Alexander Zeldin’s Beyond Caring paints a grim picture of the human cost of zero-hours contracts, says JOANA RAMIRO

Beyond Caring

The Yard Theatre, London E3

5/5

IMAGINE a play portraying a life so dark and so depressing you’d think it’s set in a dystopia but it’s not. 

That’s the reality of this play, prodigy director Alexander Zeldin’s newest work. But it’s also the experience of hundreds of thousands of people subjected to the precariousness of zero-hours contracts which this innovative piece depicts. 

It’s brought to life by the talent of the actors, pivots in Zeldin’s devising process, who invite us into the world of  the totally destitute Susan (Hayley Carmichael) who, along with Grace and Becky (Victoria Moseley), joins Phil (Sean O’Callaghan) as new members of the “hygiene team” at a nondescript sausage factory. 

All are subject to the draconian rules of zero-hours contracts and the diktat of the staunchly neoliberal self-made man Ian (Luke Clarke). 

What ensues is an indictment of austerity Britain, poverty in work and the dehumanisation of working-class people.

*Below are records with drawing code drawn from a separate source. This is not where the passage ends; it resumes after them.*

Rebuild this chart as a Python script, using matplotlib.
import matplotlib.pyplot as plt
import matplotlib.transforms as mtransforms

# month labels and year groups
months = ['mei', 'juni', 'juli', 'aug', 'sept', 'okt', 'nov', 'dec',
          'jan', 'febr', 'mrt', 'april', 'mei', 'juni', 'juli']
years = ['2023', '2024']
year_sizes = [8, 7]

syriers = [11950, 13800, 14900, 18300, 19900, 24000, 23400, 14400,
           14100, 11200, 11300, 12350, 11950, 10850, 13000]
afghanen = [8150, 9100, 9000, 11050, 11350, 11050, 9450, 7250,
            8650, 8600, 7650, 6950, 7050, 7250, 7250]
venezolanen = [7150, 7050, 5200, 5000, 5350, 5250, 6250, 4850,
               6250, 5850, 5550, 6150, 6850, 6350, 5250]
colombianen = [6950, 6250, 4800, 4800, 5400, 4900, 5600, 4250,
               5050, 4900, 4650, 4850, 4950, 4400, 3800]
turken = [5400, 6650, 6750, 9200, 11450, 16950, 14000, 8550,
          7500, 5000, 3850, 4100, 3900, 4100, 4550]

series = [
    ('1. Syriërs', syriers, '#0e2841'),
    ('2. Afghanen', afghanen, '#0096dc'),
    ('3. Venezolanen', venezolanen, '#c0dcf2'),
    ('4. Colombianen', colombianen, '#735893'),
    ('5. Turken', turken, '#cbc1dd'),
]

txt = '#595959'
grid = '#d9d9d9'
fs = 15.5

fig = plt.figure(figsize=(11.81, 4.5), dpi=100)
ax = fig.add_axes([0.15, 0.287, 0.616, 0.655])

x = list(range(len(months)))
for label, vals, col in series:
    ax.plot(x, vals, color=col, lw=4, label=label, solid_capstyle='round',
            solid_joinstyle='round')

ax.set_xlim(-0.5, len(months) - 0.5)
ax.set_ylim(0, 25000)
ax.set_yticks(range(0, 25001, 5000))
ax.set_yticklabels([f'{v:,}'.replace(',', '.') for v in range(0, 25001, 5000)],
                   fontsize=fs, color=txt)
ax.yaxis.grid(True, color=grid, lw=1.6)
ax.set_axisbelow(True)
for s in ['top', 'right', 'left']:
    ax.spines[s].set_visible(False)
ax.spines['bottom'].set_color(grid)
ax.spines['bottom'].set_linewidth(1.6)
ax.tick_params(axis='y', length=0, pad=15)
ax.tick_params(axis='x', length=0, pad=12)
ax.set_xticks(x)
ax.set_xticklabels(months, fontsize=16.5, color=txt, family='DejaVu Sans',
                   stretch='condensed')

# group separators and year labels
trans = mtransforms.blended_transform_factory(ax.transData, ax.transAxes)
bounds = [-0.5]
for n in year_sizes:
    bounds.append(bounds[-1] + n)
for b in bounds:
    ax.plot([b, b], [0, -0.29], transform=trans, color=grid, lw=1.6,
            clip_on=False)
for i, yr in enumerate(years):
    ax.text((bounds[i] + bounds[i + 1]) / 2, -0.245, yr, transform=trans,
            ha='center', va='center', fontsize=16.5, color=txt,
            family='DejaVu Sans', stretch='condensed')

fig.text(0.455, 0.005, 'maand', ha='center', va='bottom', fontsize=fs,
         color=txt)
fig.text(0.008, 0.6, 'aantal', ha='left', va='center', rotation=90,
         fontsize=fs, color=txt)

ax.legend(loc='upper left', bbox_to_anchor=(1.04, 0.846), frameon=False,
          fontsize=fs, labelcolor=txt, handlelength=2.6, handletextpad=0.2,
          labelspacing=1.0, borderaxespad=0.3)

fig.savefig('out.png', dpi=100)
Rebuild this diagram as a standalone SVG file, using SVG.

It reveals how the  pecking order between low-waged workers and admin staff — not much better paid and just as miserable — is created. 

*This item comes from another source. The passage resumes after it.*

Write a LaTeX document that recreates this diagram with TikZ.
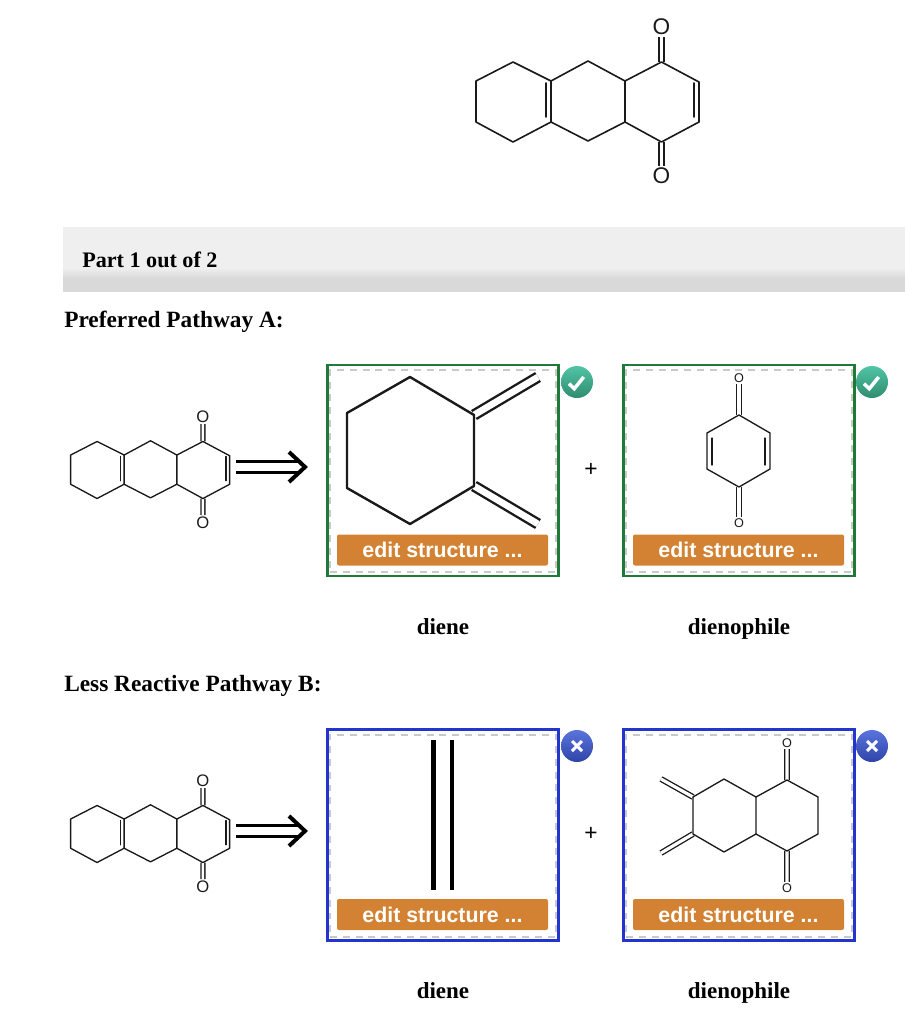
\documentclass[tikz,border=0pt]{standalone}
\usepackage{fontspec}
\setmainfont{Liberation Serif}
\setsansfont{Liberation Sans}
\definecolor{okedge}{HTML}{1F7A3A}
\definecolor{noedge}{HTML}{2236CF}
\definecolor{dashgrey}{HTML}{C9C9C9}
\definecolor{btnfill}{HTML}{D28232}
\definecolor{barlight}{HTML}{EFEFEF}
\definecolor{bardark}{HTML}{D9D9D9}
\definecolor{inkblack}{HTML}{1A1A1A}
\definecolor{okhi}{HTML}{52C4A6}
\definecolor{oklo}{HTML}{2F8C6E}
\definecolor{nohi}{HTML}{5A74DC}
\definecolor{nolo}{HTML}{2E44A8}
\pgfdeclareverticalshading{barshade}{100bp}{color(0bp)=(bardark); color(35bp)=(bardark); color(43bp)=(barlight); color(100bp)=(barlight)}
\tikzset{
    x=0.75pt,
    y=-0.75pt,
    bond/.style =   {draw=inkblack,
                    line cap=round,
                    line join=round},
    atom/.style =   {inner sep=0.8pt,
                    text=inkblack,
                    font=\sffamily\fontsize{#1}{#1}\selectfont},
    bigmol/.style = {line width=1.2pt,
                    dbond/.style={draw=inkblack,double=white,double distance=2.8pt},
                    oxygen/.style={atom=17}},
    smallmol/.style = {line width=1pt,
                    dbond/.style={draw=inkblack,double=white,double distance=1.9pt},
                    oxygen/.style={atom=12.5}},
    boxmol/.style = {line width=1pt,
                    dbond/.style={draw=inkblack,double=white,double distance=2.4pt},
                    oxygen/.style={atom=9.5}},
    widemol/.style = {line width=1.8pt,
                    dbond/.style={draw=inkblack,double=white,double distance=5pt}},
    heading/.style = {font=\bfseries\fontsize{17.5}{20}\selectfont,
                    text=black,
                    anchor=base west,
                    inner sep=0pt},
    caption/.style = {font=\bfseries\fontsize{17.25}{20}\selectfont,
                    text=black,
                    anchor=base,
                    inner sep=0pt},
    plus/.style =   {font=\sffamily\fontsize{17}{20}\selectfont,
                    text=black,
                    inner sep=0pt},
    bar/.style =    {rectangle,
                    shading=barshade,
                    minimum width=631.5pt,
                    minimum height=48pt,
                    inner sep=0pt,
                    outer sep=0pt},
    pics/tricycle/.style = {code={
        \coordinate (t1) at (-75,-40);
        \coordinate (j1) at (-37,-21);
        \coordinate (j2) at (-37,20);
        \coordinate (t2) at (-75,40);
        \coordinate (t3) at (-112,20);
        \coordinate (t4) at (-112,-21);
        \coordinate (m1) at (0,-41);
        \coordinate (f1) at (37,-21);
        \coordinate (f2) at (37,20);
        \coordinate (m2) at (0,39);
        \coordinate (k1) at (73.5,-40);
        \coordinate (e1) at (111,-20);
        \coordinate (e2) at (111,20);
        \coordinate (k2) at (73.5,40);
        \coordinate (i1) at (-42,-19);
        \coordinate (i2) at (-42,15);
        \coordinate (i3) at (106,-19);
        \coordinate (i4) at (106,15);
        \node[oxygen] (o1) at (73.5,-75) {O};
        \node[oxygen] (o2) at (73.5,74)  {O};
        \draw[dbond] (k1) -- (o1);
        \draw[dbond] (k2) -- (o2);
        \draw[bond] (j1) -- (t1) -- (t4) -- (t3) -- (t2) -- (j2) -- cycle;
        \draw[bond] (j1) -- (m1) -- (f1) -- (f2) -- (m2) -- (j2);
        \draw[bond] (f1) -- (k1) -- (e1) -- (e2) -- (k2) -- (f2);
        \draw[bond] (i1) -- (i2);
        \draw[bond] (i3) -- (i4);
    }},
    pics/panel/.style = {code={
        \node[rectangle, draw=dashgrey, line width=1.5pt, dash pattern=on 5.2pt off 4.4pt,
            minimum width=169.5pt, minimum height=151.5pt, inner sep=0pt] (inner) at (0,0.5) {};
        \node[rectangle, draw=#1, line width=2.2pt,
            minimum width=173.25pt, minimum height=158.25pt, inner sep=0pt] (frame) at (0,0) {};
        \node[rectangle, fill=btnfill, rounded corners=1.5pt, text=white,
            font=\sffamily\bfseries\fontsize{16}{18}\selectfont,
            minimum width=158.25pt, minimum height=23.25pt, inner sep=0pt] (btn) at (-0.5,79.5) {edit structure ...};
    }},
    pics/okbadge/.style = {code={
        \node[circle, top color=okhi, bottom color=oklo, draw=none,
            minimum size=24pt, inner sep=0pt] (disc) at (0,0) {};
        \coordinate (c1) at (-8,1.7);
        \coordinate (c2) at (-2.7,6.7);
        \coordinate (c3) at (6.7,-5);
        \draw[white, line width=2.6pt] (c1) -- (c2) -- (c3);
    }},
    pics/nobadge/.style = {code={
        \node[circle, top color=nohi, bottom color=nolo, draw=none,
            minimum size=24pt, inner sep=0pt] (disc) at (0,0) {};
        \coordinate (c1) at (-5,-5);
        \coordinate (c2) at (5,5);
        \coordinate (c3) at (-5,5);
        \coordinate (c4) at (5,-5);
        \draw[white, line width=2.3pt] (c1) -- (c2) (c3) -- (c4);
    }},
    pics/retro/.style = {code={
        \coordinate (ra) at (-34,0);
        \coordinate (rb) at (31,0);
        \coordinate (ha) at (19,-15);
        \coordinate (hb) at (35,0);
        \coordinate (hc) at (19,15);
        \draw[black, line width=2.2pt, double=white, double distance=6.6pt] (ra) -- (rb);
        \draw[black, line width=3pt] (ha) -- (hb) -- (hc);
    }},
}
\begin{document}
\begin{tikzpicture}
    \useasboundingbox (0,0) rectangle (905,1024);
    \pic (top) [bigmol] at (588,102) {tricycle};
    %
    \node[bar] (band) at (484,259) {};
    \node[heading, font=\bfseries\fontsize{16.6}{20}\selectfont] (part) at (82,267) {Part 1 out of 2};
    \node[heading] (patha) at (64,327) {Preferred Pathway A:};
    \node[heading] (pathb) at (64,691) {Less Reactive Pathway B:};
    %
    \pic (la) [smallmol, scale=0.713] at (150.5,470) {tricycle};
    \pic (lb) [smallmol, scale=0.713] at (150.5,834) {tricycle};
    \pic (ra) at (270,467) {retro};
    \pic (rb) at (270,831) {retro};
    %
    \pic (pa) at (443,470.5) {panel=okedge};
    \pic (pb) at (739,470.5) {panel=okedge};
    \pic (pc) at (443,835) {panel=noedge};
    \pic (pd) at (739,835) {panel=noedge};
    \pic (ba) at (577,382) {okbadge};
    \pic (bb) at (872,382) {okbadge};
    \pic (bc) at (577,746) {nobadge};
    \pic (bd) at (872,746) {nobadge};
    %
    \node[plus] (pl1) at (591,470) {+};
    \node[plus] (pl2) at (591,834) {+};
    \node[caption] (d1) at (443,634) {diene};
    \node[caption] (d2) at (739,634) {dienophile};
    \node[caption] (d3) at (443,998) {diene};
    \node[caption] (d4) at (739,998) {dienophile};
    % cyclohexane diene
    \begin{scope}[widemol]
    \coordinate (a1) at (410,377);
    \coordinate (a2) at (474,415);
    \coordinate (a3) at (474,486);
    \coordinate (a4) at (410,524);
    \coordinate (a5) at (347,488);
    \coordinate (a6) at (347,413);
    \coordinate (a7) at (538,377);
    \coordinate (a8) at (538,524);
    \draw [dbond] (a2) -- (a7) (a3) -- (a8);
    \draw [bond] (a1) -- (a2) -- (a3) -- (a4) -- (a5) -- (a6) -- cycle;
    \end{scope}
    \begin{scope}[boxmol]
    % quinone
    \node[oxygen] (q7) at (739,378) {O};
    \node[oxygen] (q8) at (739,523) {O};
    \coordinate (q1) at (739,415);
    \coordinate (q2) at (770,433);
    \coordinate (q3) at (770,469);
    \coordinate (q4) at (739,487);
    \coordinate (q5) at (707,469);
    \coordinate (q6) at (707,433);
    \coordinate (q9) at (712,438);
    \coordinate (q10) at (712,465);
    \coordinate (q11) at (765,438);
    \coordinate (q12) at (765,465);
    \draw [dbond] (q1) -- (q7) (q4) -- (q8);
    \draw [bond] (q1) -- (q2) -- (q3) -- (q4) -- (q5) -- (q6) -- cycle;
    \draw [bond] (q9) -- (q10) (q11) -- (q12);
    % bicyclic dienophile
    \node[oxygen] (n1) at (787,743) {O};
    \node[oxygen] (n2) at (787,888) {O};
    \coordinate (b1) at (693,797);
    \coordinate (b2) at (724,779);
    \coordinate (b3) at (756,797);
    \coordinate (b4) at (756,834);
    \coordinate (b5) at (724,852);
    \coordinate (b6) at (693,834);
    \coordinate (b7) at (787,780);
    \coordinate (b8) at (818,797);
    \coordinate (b9) at (818,834);
    \coordinate (b10) at (787,851);
    \coordinate (b11) at (661,779);
    \coordinate (b12) at (661,853);
    \draw [dbond] (b7) -- (n1) (b10) -- (n2) (b1) -- (b11) (b6) -- (b12);
    \draw [bond] (b1) -- (b2) -- (b3) -- (b4) -- (b5) -- (b6) -- cycle;
    \draw [bond] (b3) -- (b7) -- (b8) -- (b9) -- (b10) -- (b4);
    \end{scope}
    % ethylene
    \coordinate (w1) at (442.5,740);
    \coordinate (w2) at (442.5,890);
    \draw [black, line width=3.6pt, double=white, double distance=10.5pt] (w1) -- (w2);
\end{tikzpicture}
\end{document}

And it poignantly shows the merciless reality of benefit cuts as arthritis-plagued Grace — magnificently played by newcomer Janet Etuk — is made to do heavy lifting and intensive cleaning because the boss doesn’t believe in “preferential treatment.” 

Everyone is alienated and angry and common experiences and pleasures, like loneliness or music, fail to bond them together. 

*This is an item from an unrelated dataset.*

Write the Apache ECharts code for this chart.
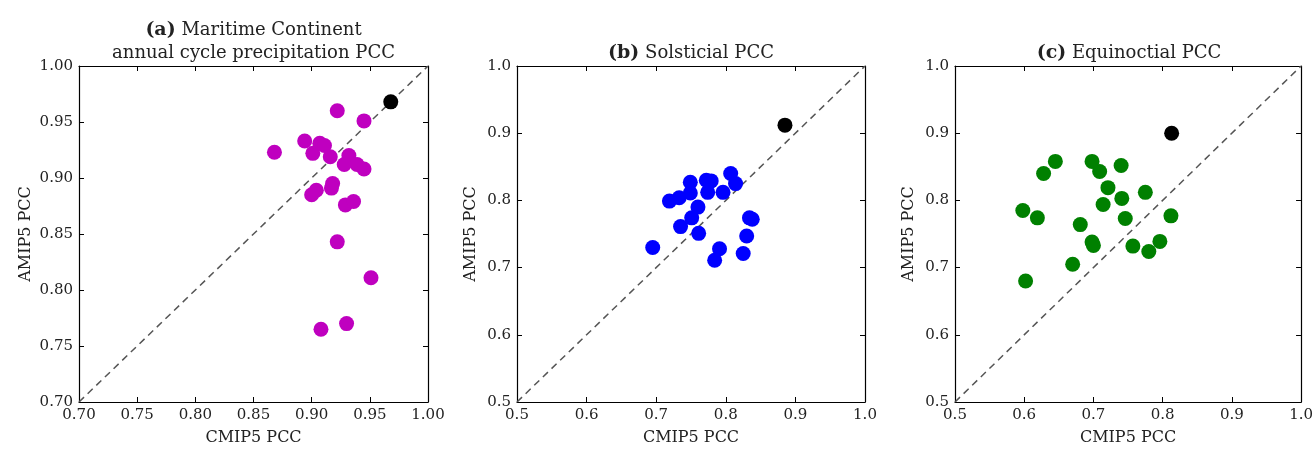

Zeldin takes full advantage of the Yard Theatre’s warehouse space, creating a world where the only source of light comes from flickering fluorescent tubes and lunch and toilet breaks are monitored by the second.  

It’s harrowing to watch but an absolutely necessary piece of theatre which focuses not on the individual or the ideal but about what is happening in the here and now to people we might share bus and supermarket queues with. 

A must-see production, though not one I would necessarily recommend to anyone currently out of work.

Runs until July 26. Box office: 07548 156-266.